For you old timers, you may remember a story where the USA’s largest Internet service provider went down for 19 hours. For you younger folks, you can read about it here:
I would hardly know about this story myself except that I received a panicked phone call from the SGI office that served AOL that same day. In that phone call I was asked, “Could installing an SGI server on AOL’s network bring down the entire network?”
Hmmmm… normally, I would have said “no.” Networks should be resilient. People make mistakes on networks all the time. Sometimes they put systems on that have the same IP address. Sometimes they set their subnet or broadcast addresses incorrectly. These simple errors don’t take out buildings.

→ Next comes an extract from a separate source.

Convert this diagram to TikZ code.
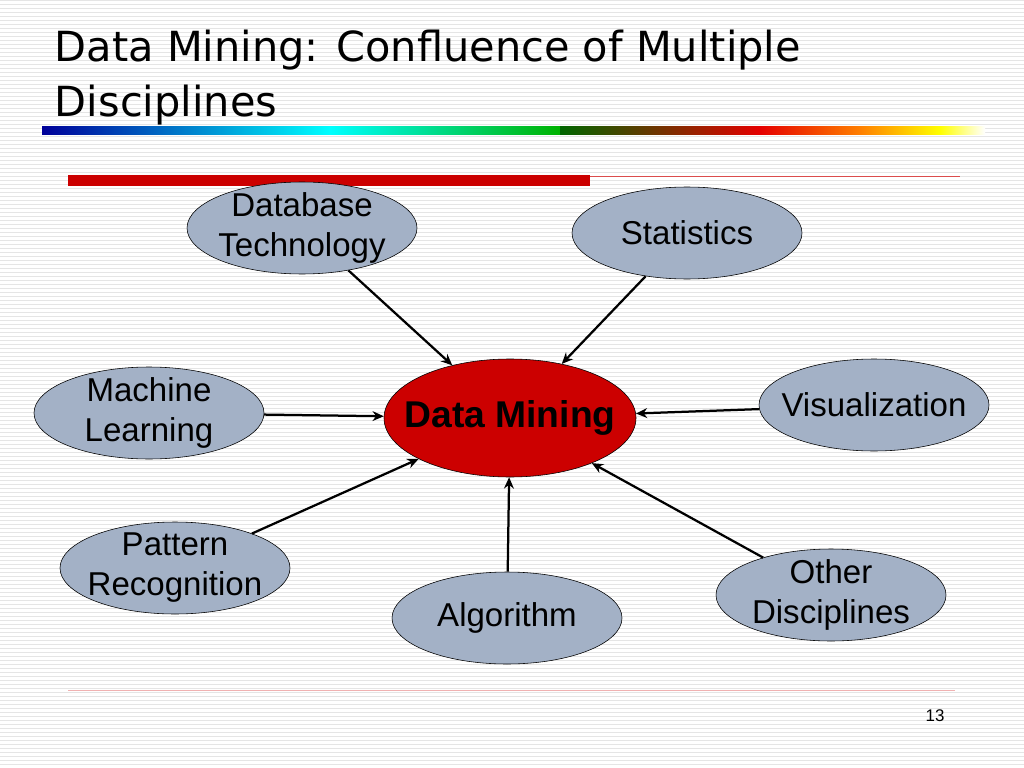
\documentclass[tikz,border=0pt]{standalone}
\usepackage{fontspec}
\setmainfont{Liberation Sans}
\newfontfamily\titlefont{DejaVu Sans}
\usetikzlibrary{shapes.geometric,arrows.meta}
\definecolor{discfill}{HTML}{A3B1C6}
\definecolor{dmred}{HTML}{CC0000}
\tikzset{
  disc/.style={ellipse, draw=black, fill=discfill, minimum width=230*0.025cm,
    minimum height=92*0.025cm, inner xsep=-20pt, inner ysep=-8pt, align=center,
    font=\fontsize{23.5}{28.5}\selectfont},
  feed/.style={-{Stealth[length=8pt,width=7pt]}, line width=1.6pt}
}
\begin{document}
\begin{tikzpicture}[x=0.025cm,y=-0.025cm]
\useasboundingbox (0,0) rectangle (1024,768);
% Background stripes
\fill[white] (0,0) rectangle (1024,768);
\foreach \y in {0,4,...,768}
  \draw[black!10, line width=0.6pt] (0,\y) -- (1024,\y);

% Title
\node[anchor=west, font=\titlefont\fontsize{29.5}{34}\selectfont] (title1) at (50,50) {Data Mining: Confluence of Multiple};
\node[anchor=west, font=\titlefont\fontsize{29.5}{34}\selectfont] (title2) at (50,105) {Disciplines};

% Rainbow bar
\shade[left color=blue!60!black, right color=cyan] (42,127) rectangle (330,135);
\shade[left color=cyan, right color=green!70!black] (330,127) rectangle (560,135);
\shade[left color=green!40!black, right color=red!90!black] (560,127) rectangle (760,135);
\shade[left color=red!90!black, right color=orange] (760,127) rectangle (860,135);
\shade[left color=orange, right color=yellow] (860,127) rectangle (940,135);
\shade[left color=yellow, right color=white] (940,127) rectangle (985,135);

% Red bar and rules
\fill[dmred] (68,175) rectangle (590,186);
\draw[dmred!70, line width=0.6pt] (590,176) -- (960,176);
\draw[dmred!30, line width=0.6pt] (68,690) -- (955,690);
\node[font=\fontsize{12}{14}\selectfont] (page) at (935,716) {13};

% Nodes
\node[ellipse, draw=black, fill=dmred, minimum width=252*0.025cm, minimum height=118*0.025cm,
  inner xsep=-22pt, inner ysep=-10pt, font=\bfseries\fontsize{26.5}{30}\selectfont] (dm) at (510,418) {Data Mining};
\node[disc] (db) at (302,228) {Database\\Technology};
\node[disc] (stat) at (687,233) {Statistics};
\node[disc] (ml) at (149,413) {Machine\\Learning};
\node[disc] (vis) at (874,405) {Visualization};
\node[disc] (pr) at (175,568) {Pattern\\Recognition};
\node[disc] (alg) at (507,618) {Algorithm};
\node[disc] (other) at (831,595) {Other\\Disciplines};

% Arrows
\draw[feed] (db) -- (dm);
\draw[feed] (stat) -- (dm);
\draw[feed] (ml) -- (dm);
\draw[feed] (vis) -- (dm);
\draw[feed] (pr) -- (dm);
\draw[feed] (alg) -- (dm);
\draw[feed] (other) -- (dm);
\end{tikzpicture}
\end{document}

Even the most egregious error I could think of - somehow looping or routing a switch back to itself - shouldn’t take out the entire network. It might hang a “dumb” switch, but AOL used expensive switches with Spanning Tree Protocol that would prevent such loops. So even if the onsite people had made the very improbable mistake of making the SGI a router and somehow sticking two of its ports onto the same switch, I could not see AOL - as in, the entire company - going offline.
I got off the phone and something started to nag at me. I remembered a case with Chrysler the year before where they had deployed some SGI workstations on their CAD network. When they turned the SGI systems on, the IBM systems would drop off the network. The upshot was that SGI systems were a lot more aggressive when sending packets and we could easily keep the IBM systems from “getting a word in edgewise.”

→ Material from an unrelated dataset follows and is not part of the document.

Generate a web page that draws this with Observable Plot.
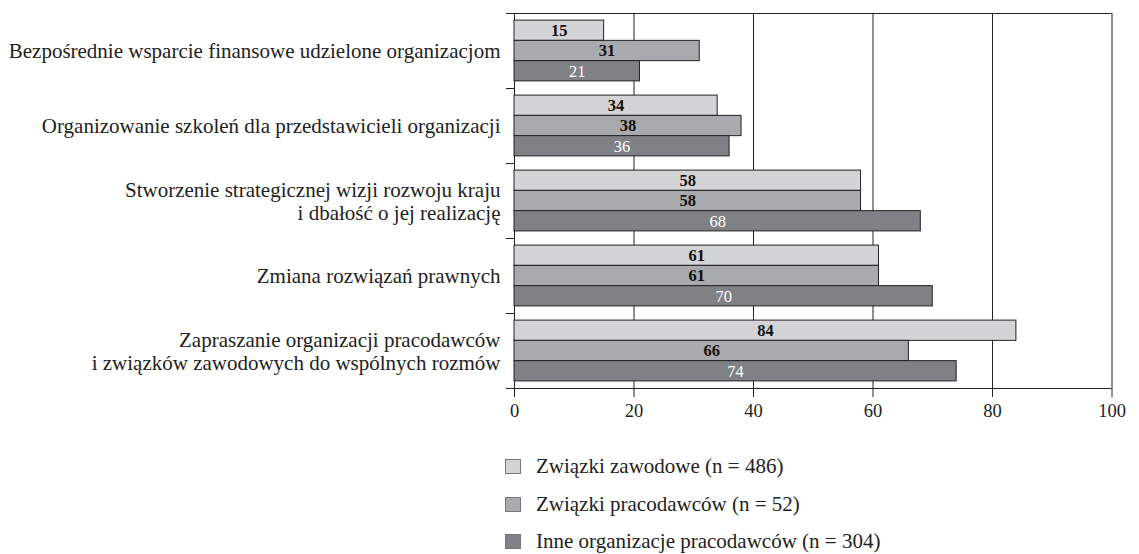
<!DOCTYPE html>
<html>
<head>
<meta charset="utf-8">
<script src="https://cdn.jsdelivr.net/npm/d3@7"></script>
<script src="https://cdn.jsdelivr.net/npm/@observablehq/plot@0.6"></script>
<style>
  body { margin: 0; background: #fff; font-family: "Liberation Serif", serif; }
  #chart svg { display: block; }
  .legend { margin-left: 505px; margin-top: 18px; font-size: 21px; color: #222; }
  .legend .row { display: flex; align-items: center; height: 37.5px; }
  .legend .sw { width: 14px; height: 13px; border: 1px solid #777; margin-right: 15px; box-sizing: content-box; }
</style>
</head>
<body>
<div id="chart"></div>
<script>
const categories = [
  "Bezpośrednie wsparcie finansowe udzielone organizacjom",
  "Organizowanie szkoleń dla przedstawicieli organizacji",
  "Stworzenie strategicznej wizji rozwoju kraju\ni dbałość o jej realizację",
  "Zmiana rozwiązań prawnych",
  "Zapraszanie organizacji pracodawców\ni związków zawodowych do wspólnych rozmów"
];
const seriesNames = [
  "Związki zawodowe (n = 486)",
  "Związki pracodawców (n = 52)",
  "Inne organizacje pracodawców (n = 304)"
];
const zwiazkiZawodowe = [15, 34, 58, 61, 84];
const zwiazkiPracodawcow = [31, 38, 58, 61, 66];
const inneOrganizacje = [21, 36, 68, 70, 74];
const xTicks = [0, 20, 40, 60, 80, 100];
const gridValues = [20, 40, 60, 80];
const colors = ["#d3d4d6", "#a9aaad", "#808185"];

const seriesValues = [zwiazkiZawodowe, zwiazkiPracodawcow, inneOrganizacje];
const data = [];
categories.forEach((cat, ci) => {
  seriesValues.forEach((vals, si) => {
    data.push({cat, series: seriesNames[si], i: si, value: vals[ci]});
  });
});
const yDomain = [-0.35, 3.35];

const chart = Plot.plot({
  width: 1139,
  height: 430,
  marginLeft: 514,
  marginRight: 27.5,
  marginTop: 12,
  marginBottom: 42,
  style: {fontFamily: "Liberation Serif", color: "#222", background: "#fff"},
  x: {domain: [0, 100]},
  y: {domain: yDomain, reverse: true, axis: null},
  fy: {domain: categories, padding: 0},
  color: {domain: seriesNames, range: colors},
  marks: [
    Plot.ruleX(gridValues, {stroke: "#222", strokeWidth: 1}),
    Plot.ruleX([0, 100], {stroke: "#222", strokeWidth: 1}),
    Plot.ruleY([categories[0]], {fy: d => d, y: yDomain[0], stroke: "#222"}),
    Plot.ruleY([categories[categories.length - 1]], {fy: d => d, y: yDomain[1], stroke: "#222"}),
    Plot.rect(data, {x1: 0, x2: "value", y1: "i", y2: d => d.i + 1, fy: "cat", fill: "series", stroke: "#222", strokeWidth: 1}),
    Plot.text(data.filter(d => d.i < 2), {x: d => d.value / 2, y: d => d.i + 0.5, fy: "cat", text: d => String(d.value), fill: "#111", fontWeight: "bold", fontSize: 16.5}),
    Plot.text(data.filter(d => d.i === 2), {x: d => d.value / 2, y: d => d.i + 0.5, fy: "cat", text: d => String(d.value), fill: "#fff", fontSize: 16.5}),
    Plot.axisY({ticks: yDomain, tickSize: 8, tickFormat: () => "", label: null, stroke: "#222"}),
    Plot.axisFy({anchor: "left", tickSize: 0, tickPadding: 14, fontSize: 21, lineHeight: 1.1, label: null, fill: "#222"}),
    Plot.axisX({ticks: xTicks, tickSize: 9, tickPadding: 6, fontSize: 18.5, label: null, fill: "#222", stroke: "#222"})
  ]
});
document.getElementById("chart").appendChild(chart);

const legend = document.createElement("div");
legend.className = "legend";
seriesNames.forEach((name, i) => {
  const row = document.createElement("div");
  row.className = "row";
  const sw = document.createElement("span");
  sw.className = "sw";
  sw.style.background = colors[i];
  const t = document.createElement("span");
  t.textContent = name;
  row.appendChild(sw);
  row.appendChild(t);
  legend.appendChild(row);
});
document.body.appendChild(legend);
</script>
</body>
</html>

Could this be it? Did AOL set up a system somewhere that was handling all their DNS or something and we were forcing it off the network?
This is where politics comes in. If we shut off the SGI system and the network “magically” came back, then what? At best, AOL would have been extremely leery about letting SGI add any more servers. At worst, the headline the following day would have read, “SGI takes out entire AOL network!” Dumb luck and coincidence might have put SGI on the front page in a very unfavorable light.

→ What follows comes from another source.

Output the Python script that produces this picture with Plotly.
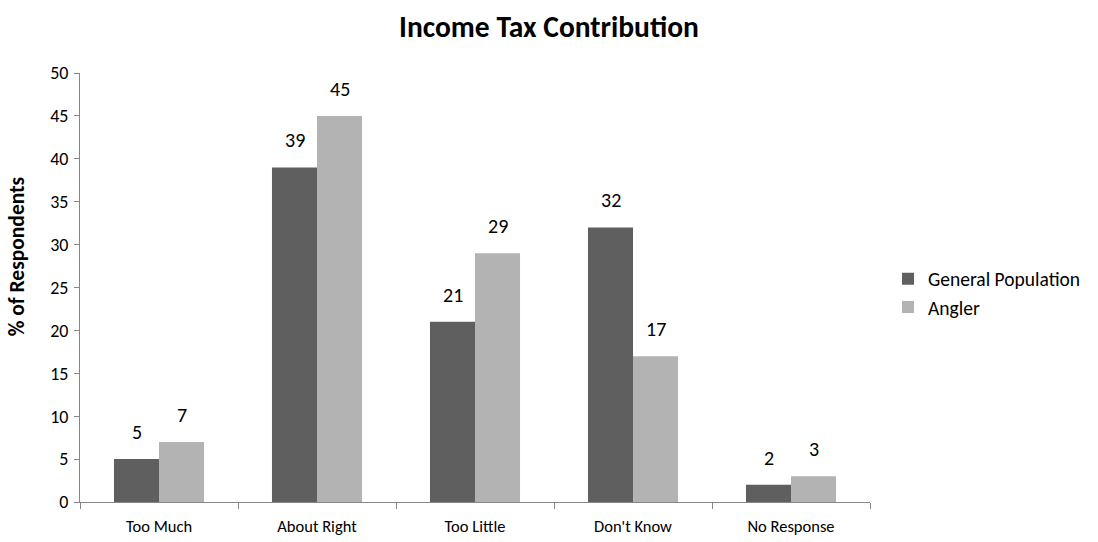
import plotly.graph_objects as go

categories = ["Too Much", "About Right", "Too Little", "Don't Know", "No Response"]
general_population = [5, 39, 21, 32, 2]
angler = [7, 45, 29, 17, 3]
y_ticks = [0, 5, 10, 15, 20, 25, 30, 35, 40, 45, 50]

FONT = "Carlito, Lato, 'Open Sans', sans-serif"
DARK = "#5f5f5f"
LIGHT = "#b3b3b3"

fig = go.Figure()
fig.add_trace(go.Bar(name="General Population", x=categories, y=general_population,
                     marker=dict(color=DARK, line=dict(width=0))))
fig.add_trace(go.Bar(name="Angler", x=categories, y=angler,
                     marker=dict(color=LIGHT, line=dict(width=0))))

bar_px = 45
for series, shift in ((general_population, -bar_px / 2), (angler, bar_px / 2)):
    for c, v in zip(categories, series):
        fig.add_annotation(x=c, y=v, text=str(v), showarrow=False, xshift=shift,
                           yshift=27, font=dict(size=20, color="#000000", family=FONT))

# y-axis title placed like the original (slightly above the plot centre)
fig.add_annotation(text="<b>% of Respondents</b>", xref="paper", yref="paper",
                   x=-0.0797, y=0.573, xanchor="center", yanchor="middle",
                   textangle=-90, showarrow=False,
                   font=dict(size=21.5, color="#000000", family=FONT))

fig.update_layout(
    width=1098, height=542,
    paper_bgcolor="white", plot_bgcolor="white",
    font=dict(family=FONT, color="#000000", size=14),
    title=dict(text="<b>Income Tax Contribution</b>", x=0.5, xanchor="center",
               y=0.95, yanchor="middle", font=dict(size=29.5, family=FONT)),
    margin=dict(l=80, r=228, t=73, b=40),
    barmode="group", bargap=0.43, bargroupgap=0,
    showlegend=True,
    legend=dict(x=1.0228, y=0.487, xanchor="left", yanchor="middle",
                font=dict(size=19.5, family=FONT), tracegroupgap=8,
                itemwidth=30, bgcolor="rgba(0,0,0,0)"),
    xaxis=dict(showline=True, linecolor="#868686", linewidth=1, automargin=False,
               ticks="outside", tickson="boundaries", ticklen=6, tickcolor="#868686",
               tickfont=dict(size=16.5), ticklabelstandoff=9,
               showgrid=False, zeroline=False),
    yaxis=dict(range=[0, 50], tickvals=y_ticks, showline=True, linecolor="#868686",
               linewidth=1, ticks="outside", ticklen=5, tickcolor="#868686", automargin=False,
               tickfont=dict(size=18), ticklabelstandoff=2,
               showgrid=False, zeroline=False),
)

fig.write_html("out.html", config={"displayModeBar": False},
               post_script="document.body.style.margin='0';document.body.style.overflow='hidden';")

Ultimately, before we could gather any traces, AOL figured it out. The complete solution is explained here: http://news.cnet.com/AOL-mystery-explained/2100-1023_3-220635.html.
As it was explained to me, a redundant router was put in place alongside the existing router to handle AOL’s network traffic. That “new” router had an empty routing table. He decided to push his routing table down to all the sub-routers on AOL’s network and essentially erased their entire distributed routing table. As I recall, admins were logging into routers and manually entering routes to allow different floors of the building to reattach so they could get to other routers and fix them until they finally got enough connectivity to get back to the main routing tables and recover everything and push it all back down.
That was a very bad day for those guys, but it was no picnic for me either. ☺